The initiative went viral on social media over the summer and was started in the US. It involves challenging a friend or relative to choose between having a bucket of ice water poured over his of her head, or donating money towards ALS research, and many do both. Kiska was given the challenge by Slovak tennis champion Dominika Cibulková, and he uploaded video footage of his dousing on Facebook.

“The whole campaign looks like fun, but it’s not, actually,” Kiska wrote on his network profile, as quoted by the TASR newswire. “It’s [ALS] an extremely serious disease of neurons in the brain, due to which the patient loses control over his or her muscles. I am always ready to help when I can. To pour an ice-cold bucket over my head is the least I can do for people suffering from this disease.”

The president said he plans to find an association that helps ALS patients, or people suffering from it themselves, and assist them financially. Kiska, after participating in the initiative, passed the challenge on to Slovak ice hockey player Peter Bondra, cyclist Peter Sagan and Good Angel charity director Ján Dobák.

The initiative started in the US, where former baseball player Peter Frates was diagnosed with ALS in 2012 and wanted to draw attention to the disease. Major League Baseball players were the first to join the Ice Bucket Challenge, with National Hockey League players and other athletes soon joining the cause.

It was Cibulková who brought the challenge to Slovakia, passing the baton to Kiska and various athletes, like basketball player Bronislava Borovičková and another famous tennis player, Dominik Hrbatý.

Slovak ice hockey players Marián Hossa and Tomáš Kopecký also got involved in the challenge, along with football manager Marek Hamšík and some of his colleagues, including Adam Nemec and Erik Jendrišek, in addition to dirt-track racer Martin Vaculík.

Bratislava resident Dalibor Ludvig donated money to Nádej (Hope), a civic association that supports people with multiple sclerosis, the SITA newswire wrote, which spurred another chain of Ice Bucket challenges, including Interior Minister Robert Kaliňák, as challenged by TV presenter Patrik Švajda. Kaliňák then challenged the lead singer of the band Desomnd, Mário ‘Kuly’ Kollár, Olympic shooter Danka Barteková and Education Minister Peter Pellegrini.
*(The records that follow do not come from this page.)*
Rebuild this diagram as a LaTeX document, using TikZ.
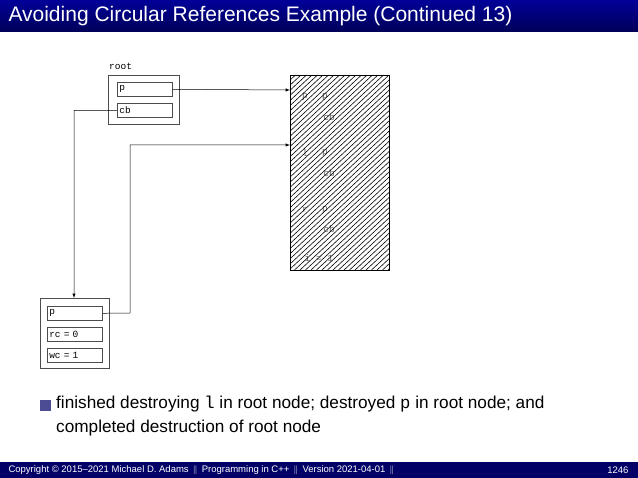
\documentclass[tikz,border=0pt]{standalone}
\usepackage{fontspec}
\setmainfont{Liberation Sans}
\setmonofont{Liberation Mono}
\begin{document}
\begin{tikzpicture}[x=1pt,y=-1pt,
  fld/.style={draw=black!70,line width=0.6pt,minimum width=55pt,minimum height=14pt,inner sep=1.5pt,font=\ttfamily\fontsize{9.5}{10}\selectfont,text width=51pt,align=left,anchor=north west},
  outer/.style={draw=black!70,line width=0.7pt},
  arr/.style={-latex,line width=0.5pt}]
\useasboundingbox (0,0) rectangle (638,478);
\shade[top color=blue!60!black,bottom color=blue!35!black] (0,0) rectangle (638,32);
\node[anchor=west,text=white,font=\fontsize{21}{24}\selectfont] (title) at (5,16) {Avoiding Circular References Example (Continued 13)};
% root
\node[anchor=south west,font=\ttfamily\fontsize{9.5}{10}\selectfont,inner sep=1pt] (rootlbl) at (108,71) {root};
\draw[outer] (108,75) rectangle (179,124);
\node[fld] (rp) at (117,82) {p};
\node[fld] (rcb) at (117,103) {cb};
% hatched
\node[minimum width=99pt,minimum height=195pt,anchor=north west,inner sep=0] (hat) at (290,75) {};
\begin{scope}[font=\ttfamily\fontsize{9.5}{10}\selectfont,text=black!60]
\node (h1) at (305,97) {p}; \node (h2) at (325,97) {p}; \node (h3) at (329,117) {cb};
\node (h4) at (305,153) {l}; \node (h5) at (325,153) {p}; \node (h6) at (329,173) {cb};
\node (h7) at (305,210) {r}; \node (h8) at (325,210) {p}; \node (h9) at (329,229) {cb};
\node (h10) at (319,258) {i = 1};
\end{scope}
\begin{scope}
\clip (290,75) rectangle (389,270);
\foreach \i in {0,5.5,...,340}{\draw[line width=0.6pt] (290+\i-210,270) -- (290+\i,75);}
\end{scope}
\draw[line width=0.6pt] (290,75) rectangle (389,270);
% bottom box
\draw[outer] (40,298) rectangle (109,368);
\node[fld] (bp) at (47,306) {p};
\node[fld] (brc) at (47,327) {rc = 0};
\node[fld] (bwc) at (47,348) {wc = 1};
\coordinate (bt) at (74,298);
\coordinate (h1in) at (290,90);
\coordinate (h2in) at (290,145);
\draw[arr] (rp.east) -- (h1in);
\draw[arr] (bp.east) -- (130,313) -- (130,145) -- (h2in);
\draw[arr] (rcb.west) -- (74,110.5) -- (bt);
% bullet
\fill[blue!40!black!70] (40,400) rectangle (51,411);
\node[anchor=north west,align=left,font=\fontsize{17.2}{24}\selectfont,inner sep=0] (txt) at (56,396) {finished destroying \texttt{l} in root node; destroyed \texttt{p} in root node; and\\completed destruction of root node};
% footer
\fill[blue!40!black] (0,462) rectangle (638,478);
\node[anchor=west,text=white,font=\fontsize{9.5}{10}\selectfont] (foot) at (5,470) {Copyright \copyright{} 2015--2021 Michael D. Adams \,\textbf{$\|$}\, Programming in C++ \,\textbf{$\|$}\, Version 2021-04-01 \,\textbf{$\|$}};
\node[anchor=east,text=white,font=\fontsize{9.5}{10}\selectfont] (pg) at (632,470) {1246};
\end{tikzpicture}
\end{document}
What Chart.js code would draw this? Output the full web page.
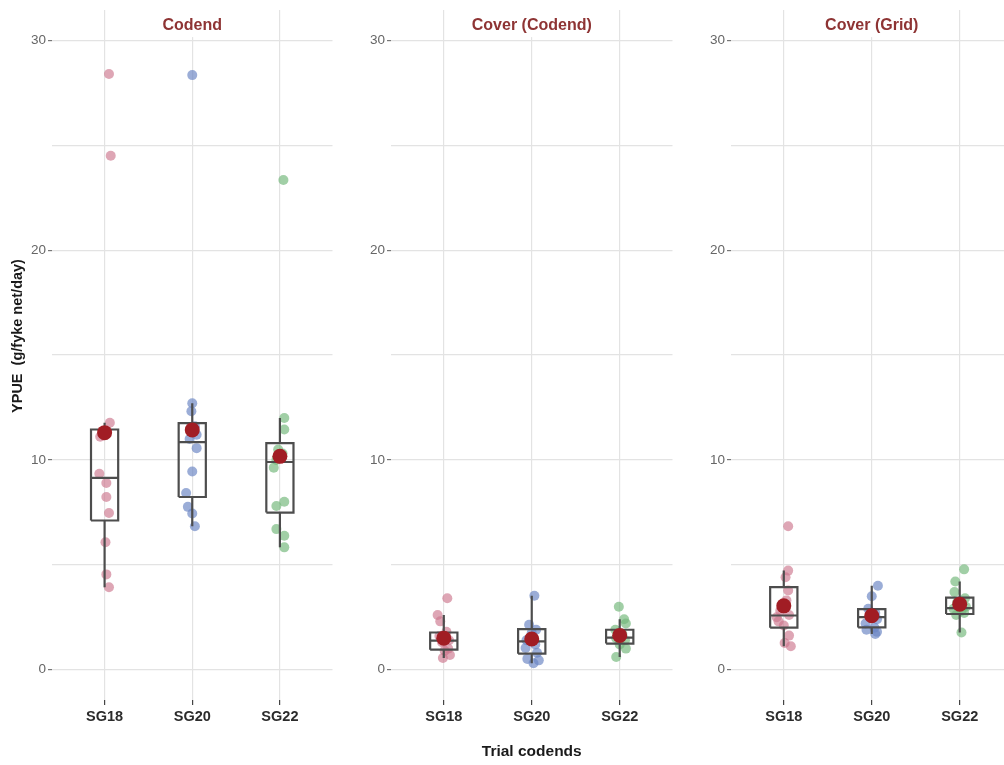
<!DOCTYPE html>
<html>
<head>
<meta charset="utf-8">
<script src="https://cdn.jsdelivr.net/npm/chart.js@4.4.1/dist/chart.umd.min.js"></script>
<style>
  html, body { margin: 0; padding: 0; background: #fff; overflow: hidden; }
  body { width: 1004px; height: 765px; position: relative; }
  canvas { position: absolute; top: 0; }
</style>
</head>
<body>
<canvas id="panel0" width="340" height="765" style="left:0px"></canvas>
<canvas id="panel1" width="340" height="765" style="left:340px"></canvas>
<canvas id="panel2" width="340" height="765" style="left:680px"></canvas>
<script>
// ----------- DATA -----------
const categories = ['SG18', 'SG20', 'SG22'];
const panelTitles = ['Codend', 'Cover (Codend)', 'Cover (Grid)'];
const yGridValues = [0, 5, 10, 15, 20, 25, 30];

// individual observations (one array per trial codend)
const codendValues = [
  [28.4, 24.5, 11.77, 11.3, 11.1, 9.34, 8.9, 8.23, 7.47, 6.07, 4.54, 3.93],
  [28.35, 12.7, 12.32, 11.6, 11.2, 11.0, 10.56, 9.45, 8.42, 7.76, 7.44, 6.84],
  [23.35, 12.0, 11.45, 10.5, 10.3, 10.0, 9.63, 8.0, 7.8, 6.7, 6.38, 5.83]
];
const coverCodendValues = [
  [3.4, 2.6, 2.3, 1.8, 1.6, 1.4, 1.3, 1.0, 0.9, 0.7, 0.55],
  [3.52, 2.14, 1.9, 1.76, 1.4, 1.2, 1.03, 0.8, 0.51, 0.44, 0.3],
  [3.0, 2.4, 2.2, 1.9, 1.7, 1.5, 1.4, 1.2, 1.0, 0.6]
];
const coverGridValues = [
  [6.84, 4.72, 4.4, 3.77, 3.3, 2.8, 2.6, 2.5, 2.3, 2.1, 1.62, 1.27, 1.11],
  [4.0, 3.5, 2.9, 2.7, 2.5, 2.4, 2.2, 2.0, 1.9, 1.8, 1.7],
  [4.78, 4.2, 3.7, 3.4, 3.2, 3.0, 2.9, 2.8, 2.7, 2.6, 1.77]
];

// horizontal jitter of each observation, in category units
const codendJitter = [
  [0.05, 0.07, 0.06, 0.0, -0.05, -0.06, 0.02, 0.02, 0.05, 0.01, 0.02, 0.05],
  [0.0, 0.0, -0.01, 0.03, 0.05, -0.03, 0.05, 0.0, -0.07, -0.05, 0.0, 0.03],
  [0.04, 0.05, 0.05, -0.02, 0.03, -0.04, -0.07, 0.05, -0.04, -0.04, 0.05, 0.05]
];
const coverCodendJitter = [
  [0.04, -0.07, -0.04, 0.03, -0.05, 0.06, -0.02, 0.05, 0.01, 0.07, -0.01],
  [0.03, -0.03, 0.05, 0.0, -0.06, 0.04, -0.07, 0.06, -0.05, 0.08, 0.02],
  [-0.01, 0.05, 0.07, -0.05, 0.03, -0.04, 0.06, 0.0, 0.07, -0.04]
];
const coverGridJitter = [
  [0.05, 0.05, 0.02, 0.05, 0.03, -0.04, 0.06, -0.08, -0.06, 0.0, 0.06, 0.01, 0.08],
  [0.07, 0.0, -0.04, 0.04, -0.02, 0.06, -0.07, 0.03, -0.06, 0.06, 0.04],
  [0.05, -0.05, -0.06, 0.06, -0.03, 0.07, -0.07, 0.02, 0.05, -0.04, 0.02]
];

// box plot summaries [panel][codend]
const boxQ1 =       [[7.11, 8.23, 7.49], [0.95, 0.76, 1.24], [2.0, 2.01, 2.65]];
const boxMedian =   [[9.14, 10.85, 9.9], [1.38, 1.35, 1.52], [2.58, 2.5, 2.93]];
const boxQ3 =       [[11.45, 11.75, 10.8], [1.77, 1.93, 1.9], [3.93, 2.88, 3.43]];
const whiskerLow =  [[3.93, 6.84, 5.83], [0.55, 0.3, 0.6], [1.11, 1.7, 1.77]];
const whiskerHigh = [[11.77, 12.7, 12.0], [2.6, 3.52, 2.4], [4.72, 4.0, 4.2]];
const groupMean =   [[11.3, 11.43, 10.17], [1.5, 1.46, 1.63], [3.04, 2.57, 3.12]];

const panelValues = [codendValues, coverCodendValues, coverGridValues];
const panelJitter = [codendJitter, coverCodendJitter, coverGridJitter];

// ----------- STYLE -----------
const pointColors = ['rgba(205,118,142,0.65)', 'rgba(108,134,196,0.68)', 'rgba(116,184,124,0.68)'];
const meanColor = '#a11d24';
const boxColor = '#4d4d4d';
const gridColor = '#e3e3e3';
const titleColor = '#8e3434';
const BOX_HALF = 0.155;
const FONT = "'Liberation Sans', Arial, sans-serif";

// ----------- DATASETS -----------
function lineSet(pts) {
  return {
    type: 'scatter', data: pts, showLine: true, fill: false,
    borderColor: boxColor, borderWidth: 2.2, pointRadius: 0, order: 1
  };
}

function buildDatasets(p) {
  const sets = [];
  categories.forEach((cat, i) => {
    const x = i + 1;
    // observations
    sets.push({
      type: 'scatter',
      data: panelValues[p][i].map((v, k) => ({ x: x + panelJitter[p][i][k], y: v })),
      backgroundColor: pointColors[i], borderWidth: 0, pointRadius: 5, order: 2
    });
    // box + whiskers
    sets.push(lineSet([
      { x: x - BOX_HALF, y: boxQ1[p][i] }, { x: x + BOX_HALF, y: boxQ1[p][i] },
      { x: x + BOX_HALF, y: boxQ3[p][i] }, { x: x - BOX_HALF, y: boxQ3[p][i] },
      { x: x - BOX_HALF, y: boxQ1[p][i] }
    ]));
    sets.push(lineSet([{ x: x - BOX_HALF, y: boxMedian[p][i] }, { x: x + BOX_HALF, y: boxMedian[p][i] }]));
    sets.push(lineSet([{ x: x, y: boxQ3[p][i] }, { x: x, y: whiskerHigh[p][i] }]));
    sets.push(lineSet([{ x: x, y: boxQ1[p][i] }, { x: x, y: whiskerLow[p][i] }]));
    // mean
    sets.push({
      type: 'scatter', data: [{ x: x, y: groupMean[p][i] }],
      backgroundColor: meanColor, borderWidth: 0, pointRadius: 7.5, order: 0
    });
  });
  return sets;
}

// ----------- PLUGINS -----------
const panelTitlePlugin = {
  id: 'panelTitle',
  afterDraw(chart, args, opts) {
    const { ctx, chartArea } = chart;
    const cx = (chartArea.left + chartArea.right) / 2;
    ctx.save();
    ctx.font = 'bold 16px ' + FONT;
    const w = ctx.measureText(opts.text).width;
    ctx.fillStyle = '#fff';
    ctx.fillRect(cx - w / 2 - 6, chartArea.top, w + 12, 27);
    ctx.fillStyle = titleColor;
    ctx.textAlign = 'center';
    ctx.textBaseline = 'middle';
    ctx.fillText(opts.text, cx, 26);
    ctx.restore();
  }
};

const yTitlePlugin = {
  id: 'yTitle',
  afterDraw(chart, args, opts) {
    if (!opts.text) return;
    const ctx = chart.ctx;
    ctx.save();
    ctx.translate(18, 336);
    ctx.rotate(-Math.PI / 2);
    ctx.font = 'bold 14.5px ' + FONT;
    ctx.fillStyle = '#1a1a1a';
    ctx.textAlign = 'center';
    ctx.textBaseline = 'middle';
    ctx.fillText(opts.text, 0, 0);
    ctx.restore();
  }
};

// ----------- CHARTS -----------
function makePanel(p) {
  const axisWidth = p === 0 ? 52 : 51;
  return new Chart(document.getElementById('panel' + p), {
    type: 'scatter',
    data: { datasets: buildDatasets(p) },
    options: {
      responsive: false,
      animation: false,
      layout: { padding: { top: 7, right: 340 - axisWidth - 283.2, left: 0, bottom: 0 } },
      plugins: {
        legend: { display: false },
        tooltip: { enabled: false },
        panelTitle: { text: panelTitles[p] },
        yTitle: { text: p === 0 ? 'YPUE  (g/fyke net/day)' : '' }
      },
      scales: {
        x: {
          type: 'linear', min: 0.4, max: 3.6,
          afterBuildTicks: s => { s.ticks = categories.map((c, i) => ({ value: i + 1 })); },
          afterFit: s => { s.height = 65; },
          ticks: {
            callback: v => categories[Math.round(v) - 1],
            color: '#2b2b2b', padding: 3,
            font: { family: FONT, size: 14.5, weight: 'bold' },
            maxRotation: 0
          },
          grid: { color: gridColor, lineWidth: 1.2, tickLength: 5, tickColor: '#444' },
          border: { display: false },
          title: {
            display: p === 1, text: 'Trial codends', color: '#1a1a1a',
            font: { family: FONT, size: 15.5, weight: 'bold' },
            padding: { top: 0, bottom: 4 }
          }
        },
        y: {
          type: 'linear', min: -1.45, max: 31.45,
          afterBuildTicks: s => { s.ticks = yGridValues.map(v => ({ value: v })); },
          afterFit: s => { s.width = axisWidth; },
          ticks: {
            callback: v => (v % 10 === 0 ? v : ''),
            color: '#666', padding: 2,
            font: { family: FONT, size: 13.5 }
          },
          grid: {
            color: gridColor, lineWidth: 1.2, tickLength: 4,
            tickColor: c => (c.tick && c.tick.value % 10 === 0 ? '#777' : 'rgba(0,0,0,0)')
          },
          border: { display: false }
        }
      }
    },
    plugins: [panelTitlePlugin, yTitlePlugin]
  });
}

[0, 1, 2].forEach(makePanel);
</script>
</body>
</html>
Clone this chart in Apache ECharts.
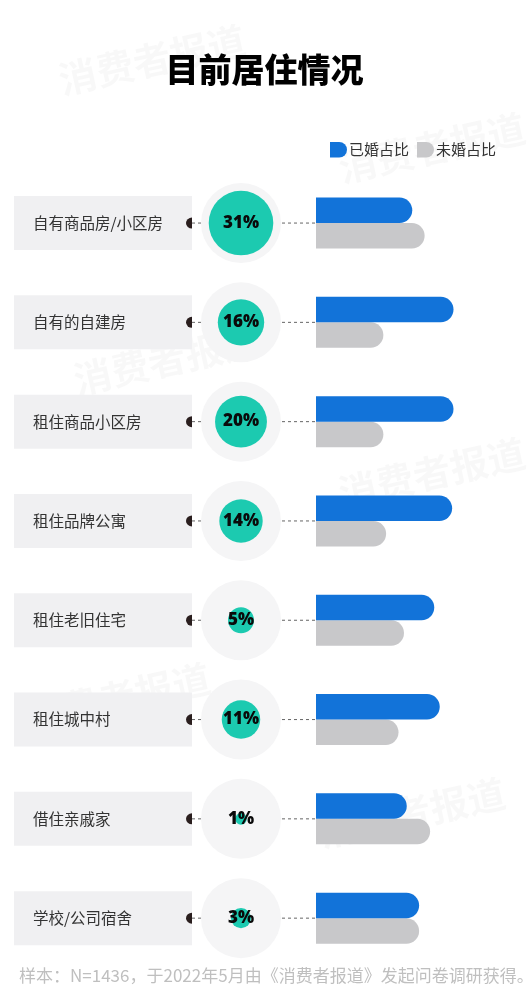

“We are enthused and surprised by the spontaneous initiative of Mr Ludvig,” Jaroslava Valčeková, chairperson of Nádej, told SITA. She further explained that the civic association runs a protected workshop, Scarabeus, where those suffering from the disease can manufacture certain products, which helps them increase their activities, and procure nurses for patients. Nádej will further report about the use of the donated funds on its sclerosis-multiplex.sk website.

Kiska, in addition to being doused with water, donated money from his August salary to two families selected by the Organisation of Muscular Dystrophy, allocating more than €5,000 to families in emergency situations. The president also met people afflicted muscular dystrophy and agreed to have the organisation added to the list of those which propose where his presidential salary should go.

The patients talked to him about barriers they meet that complicate their lives; and Kiska proposed that if they manage to deliver a list of arguments, he would initiate a meeting with the health or labour minister.

The head of the organisation, Andrea Madunová, told TASR that since the president accepted the Ice Bucket Challenge, 300 donors have given almost €18,000, which normally would have been only about €5,000. They will use the money to improve the lives of children and adults with muscular dystrophy, which includes various types of neurological-muscular diseases.